Hope Solo is speaking out against the United States Soccer Federation after receiving a six-month suspension for her comments about Sweden following the U.S. women's national team's loss at the 2016 Summer Olympics in Rio de Janeiro.
During Friday's episode of the Keeping Score documentary series (via Caitlin Murray of Fox Sports), Solo alleged her suspension stemmed from the equal-pay lawsuit she and four of her teammates filed against the organization in March.
Per Murray, the documentary was filming Solo after she was informed of her six-month suspension. She returned to what appears to be her home and said this to the crew:
Literally 17 years on this team and then to be treated this way in the end is, (pause), not surprising from U.S. Soccer, to be honest. ... I feel like I’m being pushed out ‘cause it can’t be based off performance, my health. It can’t be based off anything but they don’t like me ... because they know I’ve been fighting so hard for equal pay.
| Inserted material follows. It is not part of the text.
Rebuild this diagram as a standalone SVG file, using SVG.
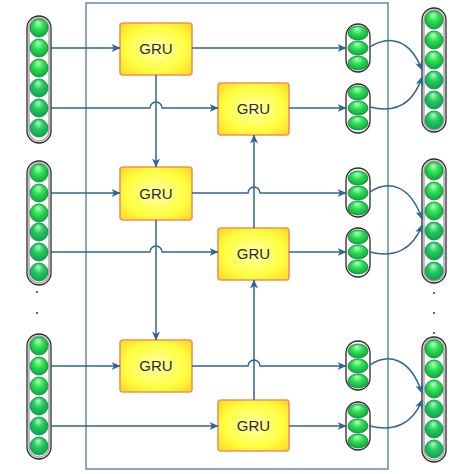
<svg xmlns="http://www.w3.org/2000/svg" width="474" height="474" viewBox="0 0 474 474">
<style>
.cap{fill:#ffffff;stroke:#2a2a2a;stroke-width:1.3}
.capin{fill:none;stroke:#a8a8a8;stroke-width:1.5}
.c1{fill:url(#gb);stroke:#17803e;stroke-width:0.8}
.c2{fill:url(#gt);stroke:#17804e;stroke-width:0.8}
.gru{fill:url(#gy);stroke:#f0905a;stroke-width:1.6}
.lbl{font-family:"Liberation Sans",Arial,sans-serif;font-size:15px;fill:#2a2a2a;text-anchor:middle}
.ln{fill:none;stroke:#2f6496;stroke-width:1.5}
.frame{fill:none;stroke:#4d7aa3;stroke-width:1.3}
.dot{fill:#333}
</style>
<defs>
<radialGradient id="gb" cx="0.5" cy="0.45" r="0.6" fx="0.45" fy="0.2">
<stop offset="0" stop-color="#b8ffc8"/>
<stop offset="0.45" stop-color="#2fe050"/>
<stop offset="1" stop-color="#0aa040"/>
</radialGradient>
<radialGradient id="gt" cx="0.5" cy="0.45" r="0.6" fx="0.45" fy="0.2">
<stop offset="0" stop-color="#b8f8cc"/>
<stop offset="0.45" stop-color="#24cc5c"/>
<stop offset="1" stop-color="#0e9a50"/>
</radialGradient>
<radialGradient id="gy" cx="0.5" cy="0.5" r="0.7">
<stop offset="0" stop-color="#ffffa8"/>
<stop offset="0.6" stop-color="#ffff40"/>
<stop offset="1" stop-color="#ffd820"/>
</radialGradient>
<marker id="ar" markerWidth="9" markerHeight="8" refX="8.5" refY="4" orient="auto" markerUnits="userSpaceOnUse">
<path d="M0,0 L9,4 L0,8 L2.5,4 Z" fill="#2f6496"/>
</marker>
</defs>

<rect class="frame" x="86" y="3" width="302" height="466"/>

<g id="in1">
<rect class="cap" x="27" y="16" width="24" height="127" rx="12"/>
<rect class="capin" x="29" y="18" width="20" height="123" rx="10"/>
<circle class="c1" cx="39" cy="28" r="9"/><circle class="c1" cx="39" cy="48" r="9"/><circle class="c1" cx="39" cy="68" r="9"/>
<circle class="c2" cx="39" cy="88" r="9"/><circle class="c2" cx="39" cy="108" r="9"/><circle class="c2" cx="39" cy="128" r="9"/>
</g>
<g id="in2">
<rect class="cap" x="27" y="161" width="24" height="124" rx="12"/>
<rect class="capin" x="29" y="163" width="20" height="120" rx="10"/>
<circle class="c1" cx="39" cy="173" r="9"/><circle class="c1" cx="39" cy="193" r="9"/><circle class="c1" cx="39" cy="213" r="9"/>
<circle class="c2" cx="39" cy="232" r="9"/><circle class="c2" cx="39" cy="252" r="9"/><circle class="c2" cx="39" cy="272" r="9"/>
</g>
<g id="in3">
<rect class="cap" x="27" y="334" width="24" height="125" rx="12"/>
<rect class="capin" x="29" y="336" width="20" height="121" rx="10"/>
<circle class="c1" cx="39" cy="346" r="9"/><circle class="c1" cx="39" cy="366" r="9"/><circle class="c1" cx="39" cy="386" r="9"/>
<circle class="c2" cx="39" cy="406" r="9"/><circle class="c2" cx="39" cy="426" r="9"/><circle class="c2" cx="39" cy="446" r="9"/>
</g>
<g id="dotsL">
<circle class="dot" cx="37" cy="292" r="1"/><circle class="dot" cx="37" cy="313" r="1"/>
</g>

<g id="gruL1"><rect class="gru" x="120" y="23" width="72" height="52" rx="3"/><text class="lbl" x="156" y="54">GRU</text></g>
<g id="gruL2"><rect class="gru" x="120" y="167" width="72" height="53" rx="3"/><text class="lbl" x="156" y="199">GRU</text></g>
<g id="gruL3"><rect class="gru" x="120" y="340" width="72" height="52" rx="3"/><text class="lbl" x="156" y="371">GRU</text></g>
<g id="gruR1"><rect class="gru" x="218" y="83" width="71" height="52" rx="3"/><text class="lbl" x="253.5" y="114">GRU</text></g>
<g id="gruR2"><rect class="gru" x="218" y="228" width="71" height="52" rx="3"/><text class="lbl" x="253.5" y="259">GRU</text></g>
<g id="gruR3"><rect class="gru" x="218" y="400" width="71" height="51" rx="3"/><text class="lbl" x="253.5" y="431">GRU</text></g>

<g id="mid1">
<rect class="cap" x="346" y="24" width="24" height="48" rx="12"/>
<ellipse class="c1" cx="358" cy="33" rx="10" ry="7"/><ellipse class="c1" cx="358" cy="48" rx="10" ry="7"/><ellipse class="c1" cx="358" cy="63" rx="10" ry="7"/>
</g>
<g id="mid2">
<rect class="cap" x="346" y="84" width="24" height="49" rx="12"/>
<ellipse class="c1" cx="358" cy="93" rx="10" ry="7"/><ellipse class="c1" cx="358" cy="108" rx="10" ry="7"/><ellipse class="c1" cx="358" cy="123" rx="10" ry="7"/>
</g>
<g id="mid3">
<rect class="cap" x="346" y="168" width="24" height="49" rx="12"/>
<ellipse class="c1" cx="358" cy="178" rx="10" ry="7"/><ellipse class="c1" cx="358" cy="193" rx="10" ry="7"/><ellipse class="c1" cx="358" cy="208" rx="10" ry="7"/>
</g>
<g id="mid4">
<rect class="cap" x="346" y="228" width="24" height="49" rx="12"/>
<ellipse class="c1" cx="358" cy="237" rx="10" ry="7"/><ellipse class="c1" cx="358" cy="252" rx="10" ry="7"/><ellipse class="c1" cx="358" cy="267" rx="10" ry="7"/>
</g>
<g id="mid5">
<rect class="cap" x="346" y="341" width="24" height="49" rx="12"/>
<ellipse class="c1" cx="358" cy="351" rx="10" ry="7"/><ellipse class="c1" cx="358" cy="366" rx="10" ry="7"/><ellipse class="c1" cx="358" cy="381" rx="10" ry="7"/>
</g>
<g id="mid6">
<rect class="cap" x="346" y="402" width="24" height="48" rx="12"/>
<ellipse class="c1" cx="358" cy="411" rx="10" ry="7"/><ellipse class="c1" cx="358" cy="426" rx="10" ry="7"/><ellipse class="c1" cx="358" cy="441" rx="10" ry="7"/>
</g>

<g id="out1">
<rect class="cap" x="422" y="8" width="24" height="124" rx="12"/>
<rect class="capin" x="424" y="10" width="20" height="120" rx="10"/>
<circle class="c1" cx="434" cy="20" r="9"/><circle class="c1" cx="434" cy="40" r="9"/><circle class="c1" cx="434" cy="60" r="9"/>
<circle class="c2" cx="434" cy="80" r="9"/><circle class="c2" cx="434" cy="100" r="9"/><circle class="c2" cx="434" cy="120" r="9"/>
</g>
<g id="out2">
<rect class="cap" x="422" y="159" width="24" height="124" rx="12"/>
<rect class="capin" x="424" y="161" width="20" height="120" rx="10"/>
<circle class="c1" cx="434" cy="171" r="9"/><circle class="c1" cx="434" cy="191" r="9"/><circle class="c1" cx="434" cy="211" r="9"/>
<circle class="c2" cx="434" cy="231" r="9"/><circle class="c2" cx="434" cy="251" r="9"/><circle class="c2" cx="434" cy="271" r="9"/>
</g>
<g id="out3">
<rect class="cap" x="422" y="337" width="24" height="125" rx="12"/>
<rect class="capin" x="424" y="339" width="20" height="121" rx="10"/>
<circle class="c1" cx="434" cy="349" r="9"/><circle class="c1" cx="434" cy="369" r="9"/><circle class="c1" cx="434" cy="389" r="9"/>
<circle class="c2" cx="434" cy="409" r="9"/><circle class="c2" cx="434" cy="429" r="9"/><circle class="c2" cx="434" cy="449" r="9"/>
</g>
<g id="dotsR">
<circle class="dot" cx="434" cy="293" r="1"/><circle class="dot" cx="434" cy="313" r="1"/><circle class="dot" cx="434" cy="333" r="1"/>
</g>

<g id="connectors">
<path class="ln" d="M51,48 H120" marker-end="url(#ar)"/>
<path class="ln" d="M51,108 H150 A6,6 0 0 1 162,108 H218" marker-end="url(#ar)"/>
<path class="ln" d="M51,193 H120" marker-end="url(#ar)"/>
<path class="ln" d="M51,252 H150 A6,6 0 0 1 162,252 H218" marker-end="url(#ar)"/>
<path class="ln" d="M51,366 H120" marker-end="url(#ar)"/>
<path class="ln" d="M51,426 H218" marker-end="url(#ar)"/>

<path class="ln" d="M156,75 V167" marker-end="url(#ar)"/>
<path class="ln" d="M156,220 V340" marker-end="url(#ar)"/>
<path class="ln" d="M254,228 V135" marker-end="url(#ar)"/>
<path class="ln" d="M254,400 V280" marker-end="url(#ar)"/>

<path class="ln" d="M192,48 H346" marker-end="url(#ar)"/>
<path class="ln" d="M289,108 H346" marker-end="url(#ar)"/>
<path class="ln" d="M192,193 H248 A6,6 0 0 1 260,193 H346" marker-end="url(#ar)"/>
<path class="ln" d="M289,252 H346" marker-end="url(#ar)"/>
<path class="ln" d="M192,366 H248 A6,6 0 0 1 260,366 H346" marker-end="url(#ar)"/>
<path class="ln" d="M289,426 H346" marker-end="url(#ar)"/>

<path class="ln" d="M370,47 C388,35 410,38 422,70" marker-end="url(#ar)"/>
<path class="ln" d="M370,107 C394,113 413,105 422,77" marker-end="url(#ar)"/>
<path class="ln" d="M370,192 C388,180 410,184 422,219" marker-end="url(#ar)"/>
<path class="ln" d="M370,252 C394,258 413,250 422,225" marker-end="url(#ar)"/>
<path class="ln" d="M370,365 C388,353 410,357 422,393" marker-end="url(#ar)"/>
<path class="ln" d="M370,426 C394,432 413,424 422,400" marker-end="url(#ar)"/>
</g>
</svg>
Solo went on to say the U.S. Soccer Federation is "going to use my comments as an excuse to get rid of me forever so that they don’t have to deal with such a strong voice and opposition to field conditions and playing conditions and pay."
Teammate Megan Rapinoe supported Solo's assertion in a separate on-camera interview in the documentary, via Murray: "As a member of the team and of the CBA group and of the PA (Players Association), I’m pretty unhappy with a sort of arbitrary six-month suspension for calling someone a coward. ... I think that there’s probably some legal strategy going on with it all.”
Per Andy Clayton of the New York Daily News, Solo referred to the Swedish team as a "bunch of cowards" for its style of play and said "the best team did not win today" after the U.S. fell 4-3 on penalty kicks in the Olympic quarterfinals.
On Aug. 24, the U.S. Soccer Federation officially gave Solo a six-month suspension for the comments she made following the game against Sweden. Grant Wahl of Sports Illustrated added that the organization terminated Solo's contract with the U.S. national team.
The 35-year-old has played for the U.S. national team since 2000. She has been a key piece of the team's two Olympic gold-medal campaigns in 2008 and 2012 as well as its run to the FIFA Women's World Cup title in 2015, when she posted five shutouts.